I've used Angular.js, Vue, and React over the years. And although I've always had a soft spot for Vue, the more I use both Vue and React, the more I find React to be the more complete/powerful option.

tailwind

I've used many languages in the past; sass, less, react-css, linaria, I even wrote plain css one time. But in all honestly, I hate writing css - which is probably a weird thing for a front ent dev to say. There's just something really cumbersome and unmaintainable about it for me. Tailwind offers just the right amount of abstraction between writing css and using something like bootstrap.

It's quite a divisive library, but almost every complaint I see about tailwind is solved by writing small components that remove the classes from my main application code. The components themselves give elements semantic meaning, not the class names - that's the secret.

Most importantly for me, tailwind makes prototyping and rapid development so easy.

react-hook-form

I've not been using this for long but it does the job nicely and it certainly feels like it performs better than formik and redux-form.

I felt its inclusion in this list was necessary because forms are like 80% of almost every front end application.

jpex

I can't write an article without plugging jpex of course, so here it is. Dependency injection is a pretty fundamental part of my architecture which I'll cover another time. I use jpex in both the frontend and the backend applications and it is essentially the glue that ties everything together.

respite

This is a state management solution I built myself. It's similar to react-query, I could have used react-query, and I have used it extensively in the past. But there were a lot of inconveniences and strange decisions that would constantly irritate me.

I also wanted a way to do global state that didn't involve adding another large library, as well as a way to decouple cache invalidation from the mutations.

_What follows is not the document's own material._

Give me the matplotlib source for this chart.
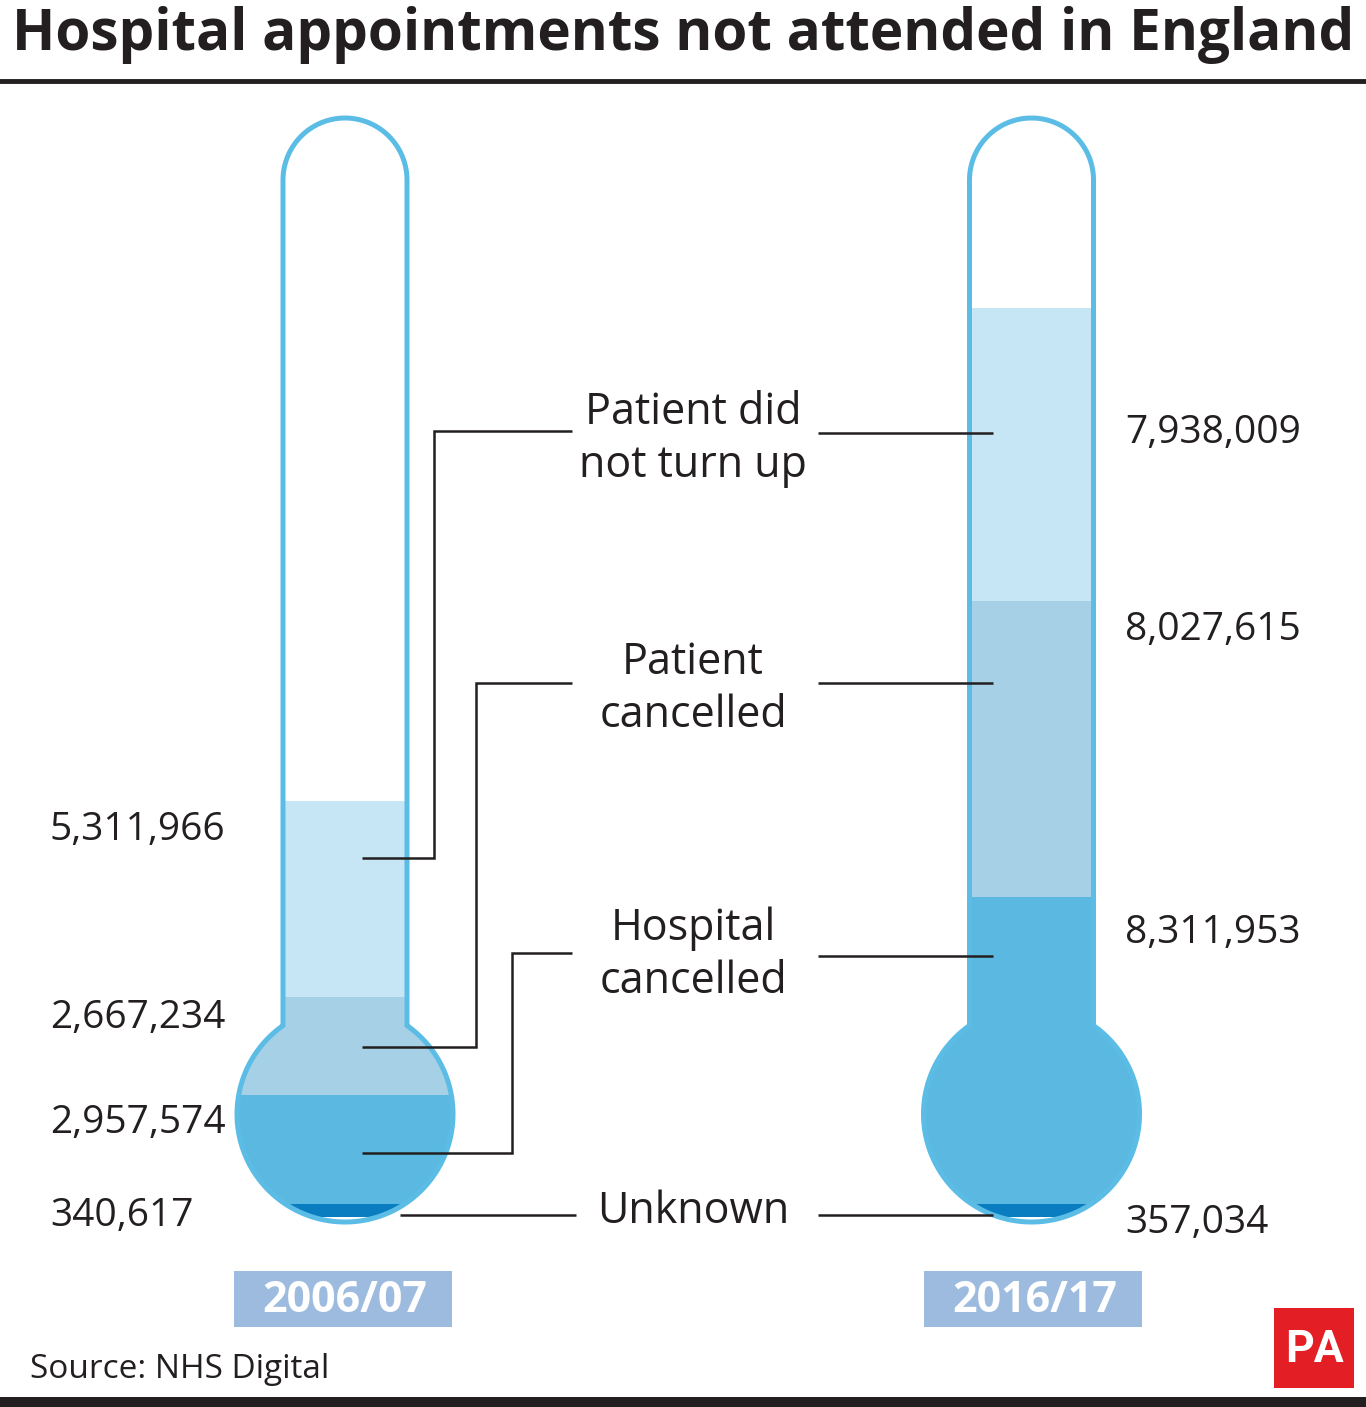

I don't expect anyone else to use respite, but the more I work with it the more I'm pleased I wrote it! I'll probably cover some of it at a later point.

vite

Worth covering because 99% of apps are built with webpack. Webpack just owns the world of ui building. But I've always felt there are better ways of doing things. I originally played with snowpack when it was still in beta, but when vite came out by the guys behind Vue, I knew it would have the same super-simple api and great docs so I took the plunge.

I love it and I won't be willingly going back to webpack in the future!

node

Node was an obvious choice as it means my entire app is written in the same language. I'm always surprised just how fast it runs too. I've used node for all sorts of cli tools and bits and pieces for many years, so it's always my go-to for most tools and apis.

express

I actually tried out a few alternatives to express but nothing really beats it. It baffles me how a library can just "get it right" first time! Express has been the defacto server library for... ever!

mongo

To be honest, I haven't 100% settled on a database for production. But during development mongo is an obvious choice. It's so simple to set up and use. And you can just start throwing data in it without having to spec out an entire schema or relational mappings.

typescript

Typescript is another absolute fundamental part of the stack. I don't think I could go back to plain javascript at this point in my career. If I ever have to write javascript I immediately feel uncomfortable "What type is this variable meant to be? What parameters am I meant to pass into this function?!" - so stressful.

So there you have it. And of course this doesn't tell the full story. I've tried to include the fundamentals, but there are so many baselines that we just take for granted. Babel, jest, testing-library, these are all just as important as, say, express.

I'm sure you're wondering where next.js is in this list, everybody uses next.js now right? Well not me! I'm a rebel and I will probably cover my reasons why in a future post!

Okay so officially this is the MERN stack I'm using. But that tells you nothing about my actual application at all. Personally I prefer to call this the MERRVJNTT stack.